Enron has lesson for all of us

Tim Mcguire The Spokesman-Review

When my wife and I are in joshing, megalomaniacal moods we like to play a game we call “if we were king and queen.” We speculate on the proclamations we would make ordering exactly the society we want in our imaginary kingdom.

I recently announced I would order ALL business executives, managers, directors, accountants, lawyers, educators, government regulators and politicians to read a new book called “Conspiracy of Fools” by Kurt Eichenwald. The narrative of the implosion of Enron reads like an exciting piece of tragic fiction. It should be mandatory for anyone interested in cultivating a culture of ethics, values and corporate responsibility.

Eichenwald’s book expertly focuses on the foolish business decisions Enron made from the mid-80s to its demise in 2001, but the culture he describes, which cultivated and nurtured the corporate wrongdoing, carries important lessons for all of us.

A culture of arrogance seemed to permeate Enron. Top executives constantly claimed its critics in the media, on Wall Street and inside the company “just don’t understand.” If nobody else gets it, then you may be the one who doesn’t understand.

As early as 1987 it became obvious the company culture tolerated and coddled wrongdoers. Punishments for ethical violations were dreadfully slow. As long as people were making money for Enron they could get away with a lot of sins. Everybody notices when people get away with the bad stuff, and it becomes embedded in the culture.

According to Eichenwald’s account, intimidation was a normal part of business at Enron. Employees were routinely demoted, transferred or denied pay raises when they didn’t “go along.” When some employees felt ethical rules were violated, they were labeled as “not helping.” In such a culture potential whistleblowers fall prey to bullying.

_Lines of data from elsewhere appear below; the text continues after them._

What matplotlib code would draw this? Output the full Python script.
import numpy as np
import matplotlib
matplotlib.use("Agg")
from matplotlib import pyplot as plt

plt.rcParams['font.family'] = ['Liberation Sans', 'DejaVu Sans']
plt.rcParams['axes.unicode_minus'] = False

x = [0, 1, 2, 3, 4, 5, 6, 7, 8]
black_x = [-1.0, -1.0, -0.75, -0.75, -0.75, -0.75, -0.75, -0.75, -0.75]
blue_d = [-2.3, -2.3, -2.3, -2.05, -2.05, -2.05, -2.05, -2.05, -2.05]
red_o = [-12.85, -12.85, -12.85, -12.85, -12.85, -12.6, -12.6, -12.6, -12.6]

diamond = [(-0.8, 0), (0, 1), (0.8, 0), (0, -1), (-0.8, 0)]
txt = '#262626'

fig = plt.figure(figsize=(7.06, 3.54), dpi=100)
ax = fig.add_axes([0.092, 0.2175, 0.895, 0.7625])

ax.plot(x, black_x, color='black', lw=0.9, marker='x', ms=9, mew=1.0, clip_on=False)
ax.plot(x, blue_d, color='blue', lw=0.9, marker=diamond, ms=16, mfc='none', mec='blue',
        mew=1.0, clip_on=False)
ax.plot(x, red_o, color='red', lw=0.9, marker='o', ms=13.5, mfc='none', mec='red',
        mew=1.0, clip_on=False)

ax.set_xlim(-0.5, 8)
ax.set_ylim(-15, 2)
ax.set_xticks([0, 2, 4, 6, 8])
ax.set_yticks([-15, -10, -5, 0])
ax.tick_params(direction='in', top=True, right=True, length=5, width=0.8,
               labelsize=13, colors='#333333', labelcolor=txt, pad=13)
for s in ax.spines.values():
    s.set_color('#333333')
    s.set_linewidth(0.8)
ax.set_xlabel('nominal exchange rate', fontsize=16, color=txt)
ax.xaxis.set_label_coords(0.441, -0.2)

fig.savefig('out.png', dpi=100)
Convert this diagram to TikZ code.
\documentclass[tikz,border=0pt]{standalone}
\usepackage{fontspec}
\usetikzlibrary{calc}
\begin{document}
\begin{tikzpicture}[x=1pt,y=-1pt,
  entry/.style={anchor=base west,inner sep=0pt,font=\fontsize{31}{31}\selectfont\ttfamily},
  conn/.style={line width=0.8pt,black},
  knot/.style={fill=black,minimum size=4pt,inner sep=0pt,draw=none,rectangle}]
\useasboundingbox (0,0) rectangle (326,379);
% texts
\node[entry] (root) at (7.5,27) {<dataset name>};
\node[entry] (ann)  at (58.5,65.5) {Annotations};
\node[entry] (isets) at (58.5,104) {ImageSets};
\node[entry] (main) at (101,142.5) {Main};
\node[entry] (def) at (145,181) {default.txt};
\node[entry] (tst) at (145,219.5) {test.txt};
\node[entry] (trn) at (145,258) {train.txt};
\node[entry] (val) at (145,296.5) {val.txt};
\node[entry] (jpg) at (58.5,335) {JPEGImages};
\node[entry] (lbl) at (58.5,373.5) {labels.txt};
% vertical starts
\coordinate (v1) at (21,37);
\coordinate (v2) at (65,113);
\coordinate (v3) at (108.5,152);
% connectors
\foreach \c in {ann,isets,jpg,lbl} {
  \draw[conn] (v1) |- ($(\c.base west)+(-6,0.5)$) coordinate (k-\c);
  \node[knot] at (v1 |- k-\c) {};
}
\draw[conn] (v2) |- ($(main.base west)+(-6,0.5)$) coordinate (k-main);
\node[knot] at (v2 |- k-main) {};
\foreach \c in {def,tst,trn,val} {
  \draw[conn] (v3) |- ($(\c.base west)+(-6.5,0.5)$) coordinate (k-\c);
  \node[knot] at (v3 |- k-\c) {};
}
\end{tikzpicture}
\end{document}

Creativity became a cult more important than common sense and substance. Much of the company’s troubles stemmed from “creative accounting,” which removed losses from the books and added revenues that were not real. Creativity became a code word for pushing boundaries beyond the ethical. We all need to be sensitive to code words in our organization that may signal that common sense is on vacation.

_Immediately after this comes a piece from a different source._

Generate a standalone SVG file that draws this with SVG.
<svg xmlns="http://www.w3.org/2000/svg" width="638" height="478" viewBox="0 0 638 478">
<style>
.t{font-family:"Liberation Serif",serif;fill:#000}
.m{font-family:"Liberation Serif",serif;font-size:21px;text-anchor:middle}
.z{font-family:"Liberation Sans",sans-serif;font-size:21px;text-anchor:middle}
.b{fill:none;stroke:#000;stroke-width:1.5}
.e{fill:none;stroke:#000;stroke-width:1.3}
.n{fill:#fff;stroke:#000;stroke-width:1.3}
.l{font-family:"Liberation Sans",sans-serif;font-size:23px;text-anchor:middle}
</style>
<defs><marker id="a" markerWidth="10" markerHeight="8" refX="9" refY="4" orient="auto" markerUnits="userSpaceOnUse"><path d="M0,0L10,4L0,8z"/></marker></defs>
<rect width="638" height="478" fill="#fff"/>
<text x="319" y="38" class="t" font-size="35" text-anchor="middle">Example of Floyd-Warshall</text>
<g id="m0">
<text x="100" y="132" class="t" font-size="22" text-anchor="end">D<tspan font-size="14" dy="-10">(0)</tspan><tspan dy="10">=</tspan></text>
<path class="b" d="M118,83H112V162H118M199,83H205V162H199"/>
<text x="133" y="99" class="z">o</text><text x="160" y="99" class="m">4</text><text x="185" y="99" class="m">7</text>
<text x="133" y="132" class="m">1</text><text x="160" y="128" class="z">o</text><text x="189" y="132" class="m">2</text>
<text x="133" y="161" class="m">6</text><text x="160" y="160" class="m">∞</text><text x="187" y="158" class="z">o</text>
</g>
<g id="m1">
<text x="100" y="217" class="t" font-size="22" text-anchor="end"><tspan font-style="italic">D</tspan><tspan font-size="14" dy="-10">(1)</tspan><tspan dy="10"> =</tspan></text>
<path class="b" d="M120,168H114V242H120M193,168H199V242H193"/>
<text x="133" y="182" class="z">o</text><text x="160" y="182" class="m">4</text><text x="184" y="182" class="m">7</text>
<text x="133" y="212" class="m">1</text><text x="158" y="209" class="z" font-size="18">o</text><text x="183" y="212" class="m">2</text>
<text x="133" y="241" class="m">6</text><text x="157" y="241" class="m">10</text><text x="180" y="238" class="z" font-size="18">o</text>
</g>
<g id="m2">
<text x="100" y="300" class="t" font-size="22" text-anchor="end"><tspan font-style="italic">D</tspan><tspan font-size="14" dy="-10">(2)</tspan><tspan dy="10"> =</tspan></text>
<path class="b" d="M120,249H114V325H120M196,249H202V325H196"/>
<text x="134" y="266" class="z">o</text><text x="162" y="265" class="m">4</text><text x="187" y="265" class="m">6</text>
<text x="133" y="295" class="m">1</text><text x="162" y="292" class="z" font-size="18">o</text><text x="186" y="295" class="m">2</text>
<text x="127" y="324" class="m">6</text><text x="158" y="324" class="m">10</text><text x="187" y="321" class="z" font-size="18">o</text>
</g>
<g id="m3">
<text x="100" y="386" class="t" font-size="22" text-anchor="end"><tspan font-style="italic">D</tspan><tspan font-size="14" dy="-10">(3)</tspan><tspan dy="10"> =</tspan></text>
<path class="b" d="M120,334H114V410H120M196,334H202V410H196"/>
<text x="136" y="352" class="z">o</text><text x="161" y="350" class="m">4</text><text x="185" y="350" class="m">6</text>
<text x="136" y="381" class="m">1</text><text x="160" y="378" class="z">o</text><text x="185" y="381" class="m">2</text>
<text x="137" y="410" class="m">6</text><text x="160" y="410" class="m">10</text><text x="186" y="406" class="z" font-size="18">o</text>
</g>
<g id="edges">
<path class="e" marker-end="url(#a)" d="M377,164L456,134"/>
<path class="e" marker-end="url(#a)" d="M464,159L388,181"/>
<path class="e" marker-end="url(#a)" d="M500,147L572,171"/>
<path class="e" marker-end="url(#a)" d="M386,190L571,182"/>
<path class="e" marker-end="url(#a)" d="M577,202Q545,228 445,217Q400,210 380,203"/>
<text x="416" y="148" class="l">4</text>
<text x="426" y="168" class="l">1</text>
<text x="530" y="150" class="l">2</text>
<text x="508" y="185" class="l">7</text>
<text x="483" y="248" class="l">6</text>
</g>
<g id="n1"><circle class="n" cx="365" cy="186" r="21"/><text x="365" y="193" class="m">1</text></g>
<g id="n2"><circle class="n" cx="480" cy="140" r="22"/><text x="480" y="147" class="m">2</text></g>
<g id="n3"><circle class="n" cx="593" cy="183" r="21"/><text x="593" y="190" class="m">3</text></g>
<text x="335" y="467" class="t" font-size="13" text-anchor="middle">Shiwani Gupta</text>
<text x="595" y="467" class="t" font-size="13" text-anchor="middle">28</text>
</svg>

The Enron culture placed an incredible premium on quick decision-making and condemned dithering to the point that there was no room for due diligence. Caution and care were run over by the go-go culture. There are several indications in the book that top executives were shocked when they learned how reckless people had been. That’s a lame excuse because they should have taken note of the reckless decision-making style.

Enron had an easily manipulated compensation system that reinforced the flashy and degraded the practitioners of sound business. The people who made the trains run on time and did crucial functions were ignored at compensation time and clearly devalued. That’s certainly the explanation for the breakdown of basic business practices, such as cash management, check deposits and debt management, which shocked executives when the collapse came. Take a hard look at your own organization to see if the people who do the nuts-and-bolts stuff well are properly rewarded.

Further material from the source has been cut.